Brad West, of West Family Farms in Fremont, examines tobacco crops that have grown and developed thanks to five inches of rain that soaked the area over the last two weeks. West, who also grows peanuts, corn, wheat, and soybeans, saw his other crops as well grow healthier and taller through the wet-weathered May.

The much-needed rain these past two weeks was a welcome sight to area farmers.

Field Extension Agent Kevin Johnson said it had been about five weeks since crops had substantial rain.

"All the crops are looking good in the area, they look fantastic," Johnson said. "This was much, much, much-needed, especially for the corn. Everything needed it, but the corn really needed the rain. A lot of the cotton was planted when it was real dry and the seeds were just sitting in the ground, they needed rain to come up. And the tobacco crop doubled in size."

Johnson estimated that in the past two weeks, some areas in the county got up to five inches of rain.

Brad West, of West Family Farms in Fremont, said his crops got about three inches of rain last week and two more inches on Saturday. West, who farms tobacco, peanuts, corn, wheat and soybeans, said the rain had a good impact on his tobacco crop.

"It helped tobacco tremendously. We had a bit of tobacco that was going to be questionable. If it hadn't rained, we would have had to replant it," he said.

West said since the rain, his 400 acres of tobacco have probably doubled in size and are now 12 inches high in some areas.
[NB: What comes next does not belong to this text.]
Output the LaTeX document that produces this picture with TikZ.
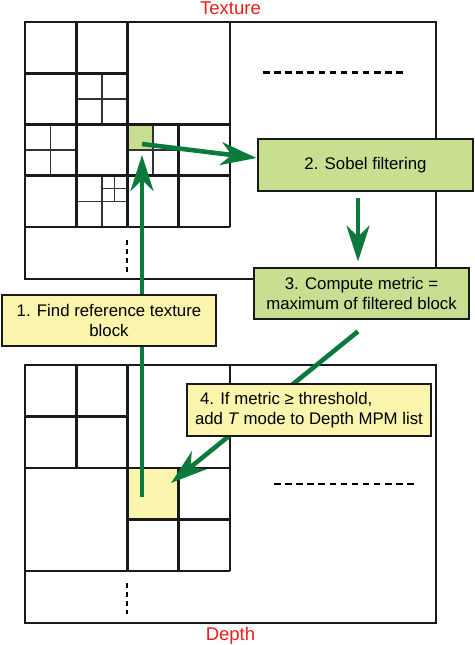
\documentclass[tikz,border=0pt]{standalone}
\usepackage{fontspec}
\setmainfont{Liberation Sans}
\usetikzlibrary{arrows.meta}
\definecolor{boxgreen}{RGB}{200,223,146}
\definecolor{boxyellow}{RGB}{250,244,172}
\definecolor{arrowgreen}{RGB}{12,122,60}
\definecolor{labelred}{RGB}{232,30,30}
\begin{document}
\begin{tikzpicture}[x=1pt,y=-1pt,
  thickline/.style={line width=2.7pt, draw=black!90},
  thinline/.style={line width=1.3pt, draw=black!80},
  stepbox/.style={draw=black!90, line width=2.8pt, inner sep=0pt, align=center,
    font=\fontsize{16.8}{20}\selectfont},
  flow/.style={draw=arrowgreen, line width=4.6pt, -{Stealth[length=36pt,width=23pt,inset=11pt]}},
  dotsline/.style={line width=2.8pt, dash pattern=on 5pt off 4pt},
  dashline/.style={line width=2.8pt, dash pattern=on 6.5pt off 4.6pt},
  lbl/.style={text=labelred, font=\fontsize{18.5}{22}\selectfont, anchor=base}
]
\useasboundingbox (0,0) rectangle (474,645);

% ---------------- Texture picture ----------------
\fill[boxgreen] (127.5,124.5) rectangle (153.125,150.125);
\node[inner sep=0pt, minimum size=0pt] (gblk) at (140.3,137.3) {};
% thin subdivisions
\draw[thinline] (101.875,73.25) -- (101.875,124.5) (76.25,98.875) -- (127.5,98.875);
\draw[thinline] (50.625,124.5) -- (50.625,175.75) (25,150.125) -- (76.25,150.125);
\draw[thinline] (153.125,124.5) -- (153.125,175.75) (127.5,150.125) -- (178.75,150.125);
\draw[thinline] (101.875,175.75) -- (101.875,227) (76.25,201.375) -- (127.5,201.375);
\draw[thinline] (114.69,175.75) -- (114.69,201.375) (101.875,188.56) -- (127.5,188.56);
% thick grid
\draw[thickline] (76.25,22) -- (76.25,227)
  (127.5,22) -- (127.5,227)
  (178.75,124.5) -- (178.75,227)
  (230,22) -- (230,227)
  (25,73.25) -- (127.5,73.25)
  (25,124.5) -- (230,124.5)
  (25,175.75) -- (230,175.75)
  (25,227) -- (230,227);
\draw[thickline] (25,22) rectangle (436,279);
\draw[dotsline] (127,240) -- (127,273);
\draw[dashline] (263,72.5) -- (404,72.5);

% ---------------- Depth picture ----------------
\fill[boxyellow] (127.5,468) rectangle (178.75,519.5);
\node[inner sep=0pt, minimum size=0pt] (yblk) at (153.1,493.7) {};
\draw[thickline] (76.25,365) -- (76.25,468)
  (127.5,365) -- (127.5,571)
  (178.75,468) -- (178.75,571)
  (230,365) -- (230,571)
  (25,416.5) -- (127.5,416.5)
  (25,468) -- (230,468)
  (127.5,519.5) -- (230,519.5)
  (25,571) -- (230,571);
\draw[thickline] (25,365) rectangle (436,623);
\draw[dotsline] (127,583) -- (127,614);
\draw[dashline] (274,484) -- (415,484);

% ---------------- labels ----------------
\node[lbl] (tex) at (230.5,14) {Texture};
\node[lbl] (dep) at (230.5,640) {Depth};

% ---------------- named points on blocks ----------------
\coordinate (gsrc) at (142,144);
\coordinate (gtip) at (142,155);
\coordinate (ysrc) at (142,497);
\coordinate (ytip) at (171,483);

% ---------------- boxes and arrows ----------------
\node[stepbox, fill=boxgreen, minimum width=215pt, minimum height=52pt] (b2) at (365.5,165) {2. Sobel filtering};
\node[stepbox, fill=boxgreen, minimum width=215pt, minimum height=51pt] (b3) at (361.5,293.5) {3. Compute metric =\\maximum of filtered block};

\draw[flow] (ysrc) -- (gtip);
\draw[flow] ([xshift=-3.5pt,yshift=-11pt]b3.south) -- (ytip);
\draw[flow] (gsrc) -- ([yshift=7pt]b2.west);
\draw[flow] ([xshift=-7.5pt,yshift=-6pt]b2.south) -- ([xshift=-3.5pt,yshift=5pt]b3.north);

\node[stepbox, fill=boxyellow, minimum width=214pt, minimum height=51pt] (b1) at (109,320.5) {1. Find reference texture\\block};
\node[stepbox, fill=boxyellow, minimum width=244pt, minimum height=52pt, align=left] (b4) at (309,410) {\hspace*{5pt}4. If metric ≥ threshold,\\add \textit{T} mode to Depth MPM list};
\end{tikzpicture}
\end{document}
His 1,000 acres of corn have also grown.

"It helped the corn a lot, (it) probably tripled in size," he said. "And as far as soybeans, we had stopped planting because it was too dry. Now because of the rain, we can start planting again."

The farm has about 1,200 acres of soybeans.

The one crop the rain didn't help was wheat, which has had a rough year.

"It came late for the wheat crop," Johnson said. "That's probably going to be a disaster. I don't know what we're going to get. It will be interesting to see what comes in."

The wheat crop is mature and in the southern part of the county it is already being harvested. West agreed it hasn't been ideal for wheat this year.

"The rain didn't help the wheat crop," West said. "I don't think it's going to be as bad as we're thinking, but I don't think it will be good."